In case anyone is interested in the legalities of this, it is rather hard to explain it to non-lawyers, but I'll try. It does sound fairly technical even if you try to dumb it down, because you do have to be conversant in that type of legal language to fully understand it.
The government would be compelled to give a right of appeal against any RTB before it was enacted. The likely outcome would be multiple legal actions against the government.
The best way to get round this for any Labour Government would be to actually leave the ECHR, since such a policy is not ECHR - compliant. Furthermore, they would have to set up a different system of tribunals staffed by lets say "non-traditional" and "non-independent" judges, with no right of appeal to the courts.
What is more likely in practice, because leaving the ECHR would be a major vote loser, is that any Labour Government would realise they would lose such a case and be internationally embarrassed, so instead would raise taxes on renting. The policy would be quietly dropped.

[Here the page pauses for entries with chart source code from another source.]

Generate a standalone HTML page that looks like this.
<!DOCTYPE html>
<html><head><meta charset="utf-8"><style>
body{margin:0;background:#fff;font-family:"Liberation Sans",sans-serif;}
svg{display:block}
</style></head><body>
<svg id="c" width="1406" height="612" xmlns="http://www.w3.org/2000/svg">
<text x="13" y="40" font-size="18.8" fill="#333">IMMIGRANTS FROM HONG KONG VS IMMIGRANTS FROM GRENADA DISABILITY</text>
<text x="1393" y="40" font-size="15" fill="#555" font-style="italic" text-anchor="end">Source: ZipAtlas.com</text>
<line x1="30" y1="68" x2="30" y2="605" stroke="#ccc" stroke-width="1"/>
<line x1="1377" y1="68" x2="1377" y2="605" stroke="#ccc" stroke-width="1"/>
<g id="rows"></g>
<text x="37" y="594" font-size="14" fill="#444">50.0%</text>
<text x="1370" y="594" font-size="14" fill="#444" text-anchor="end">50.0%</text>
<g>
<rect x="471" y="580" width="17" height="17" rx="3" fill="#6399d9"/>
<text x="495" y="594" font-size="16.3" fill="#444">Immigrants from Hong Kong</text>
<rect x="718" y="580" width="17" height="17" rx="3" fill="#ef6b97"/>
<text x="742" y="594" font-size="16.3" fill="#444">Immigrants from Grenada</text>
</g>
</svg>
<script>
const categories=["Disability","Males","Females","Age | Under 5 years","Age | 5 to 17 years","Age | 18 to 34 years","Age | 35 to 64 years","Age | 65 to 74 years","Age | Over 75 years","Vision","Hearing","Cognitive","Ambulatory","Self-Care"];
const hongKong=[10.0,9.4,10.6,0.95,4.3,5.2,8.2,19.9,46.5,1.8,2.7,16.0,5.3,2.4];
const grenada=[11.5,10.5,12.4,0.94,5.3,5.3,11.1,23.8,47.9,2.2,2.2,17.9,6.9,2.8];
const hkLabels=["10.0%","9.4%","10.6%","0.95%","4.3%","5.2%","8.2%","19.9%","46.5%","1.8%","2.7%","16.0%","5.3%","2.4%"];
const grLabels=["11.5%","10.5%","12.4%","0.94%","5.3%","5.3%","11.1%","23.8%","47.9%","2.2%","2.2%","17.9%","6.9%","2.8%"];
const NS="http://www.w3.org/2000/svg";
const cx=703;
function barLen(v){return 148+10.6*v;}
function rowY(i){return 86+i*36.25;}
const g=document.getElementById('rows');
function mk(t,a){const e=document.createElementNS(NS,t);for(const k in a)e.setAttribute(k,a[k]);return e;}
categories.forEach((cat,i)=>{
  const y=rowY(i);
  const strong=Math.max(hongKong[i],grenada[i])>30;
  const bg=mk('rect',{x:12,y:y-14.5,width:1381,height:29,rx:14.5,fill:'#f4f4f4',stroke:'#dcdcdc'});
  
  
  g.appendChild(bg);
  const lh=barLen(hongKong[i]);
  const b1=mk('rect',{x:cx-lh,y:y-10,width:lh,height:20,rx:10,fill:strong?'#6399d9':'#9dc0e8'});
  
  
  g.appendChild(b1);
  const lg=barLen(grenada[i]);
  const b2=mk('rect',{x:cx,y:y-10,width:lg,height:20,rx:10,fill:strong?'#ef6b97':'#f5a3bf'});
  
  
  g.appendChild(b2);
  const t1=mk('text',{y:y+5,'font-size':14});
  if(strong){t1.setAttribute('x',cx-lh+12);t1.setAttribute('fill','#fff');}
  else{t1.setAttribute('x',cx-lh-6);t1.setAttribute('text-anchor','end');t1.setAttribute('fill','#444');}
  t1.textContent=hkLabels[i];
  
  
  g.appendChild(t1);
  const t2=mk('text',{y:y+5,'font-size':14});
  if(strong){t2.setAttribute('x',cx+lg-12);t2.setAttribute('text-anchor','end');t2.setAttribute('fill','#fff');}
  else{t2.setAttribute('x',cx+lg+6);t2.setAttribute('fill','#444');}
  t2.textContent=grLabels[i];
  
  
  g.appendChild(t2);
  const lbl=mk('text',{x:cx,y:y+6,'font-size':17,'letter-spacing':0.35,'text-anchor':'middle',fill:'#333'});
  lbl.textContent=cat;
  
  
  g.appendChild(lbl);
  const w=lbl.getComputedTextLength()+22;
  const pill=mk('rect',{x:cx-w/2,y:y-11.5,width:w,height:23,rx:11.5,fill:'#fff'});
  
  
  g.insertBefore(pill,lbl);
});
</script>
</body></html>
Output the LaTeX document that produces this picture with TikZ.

When you consider that any case going to the ECHR on this topic would cite 400-500 other cases to be discussed, distinguished and applied, that gives you some idea of the complexity of debate. There is case law on the differential application of the concept of proportionality to the loss of control and to the deprivation of property itself and degrees inbetween. And the ECHR does not follow the strict system of precedence that there is here. Nevertheless the ECHR has strengthened the procedural aspects of the criteria of proportionality over time. There are actually another couple of cases involving Greece where Greek law was held to be illegal by the ECHR following appropriation for road building. The Court found that Greek law was “manifestly without reasonable foundation”. This made it unnecessary even to establish that the applicants had actually suffered the effects of this system, since, “in the case of a large number of owners, it necessarily upsets the fair balance between the protection of the right to property and the requirements of the general interest". I'm not giving the citation as I'm not doing work free of charge.
However, we are talking about millions of people being being forcibly deprived by the state of their property rights. Even if the tenants were only offered an option to buy, they would lose control of their properties and that in itself is sufficient for loss of property rights to be actionable under Protocol 1 Article 1.
Compensation is not adequate to redress this, because such a massive measure must be shown to be in the public interest and creating a communist utopia is not in the public interest - otherwise there would be no point in having the ECHR. Its there to protect against such things. The Greek case is distinguishable because it involved areas of forestry ancillary to the applicant's main landholding in a country whose monarchy had been disposed after a long period of political discord. It is possibly wrong on a more modern application of the law. The line of case law stemming from Sporrong and Lonroth is more likely to be followed, and the outcome almost certainly, as it nearly always is, that the aim could be achieved, on fair balance, by less onerous means - taxation. And you can also simply point out that when millions are adversely affected by a measure causing the loss of their property ownership rights, that measure is no longer in the public interest, because so many of the public are adversely affected.
In other words, its all a waste of time. Its a headline grabber by Labour and they know it, they want to attract attention by being so blatantly communist, they will appeal to those who have no hope of ever bettering their situation in life other than through taking something belonging to someone else. A sad reality.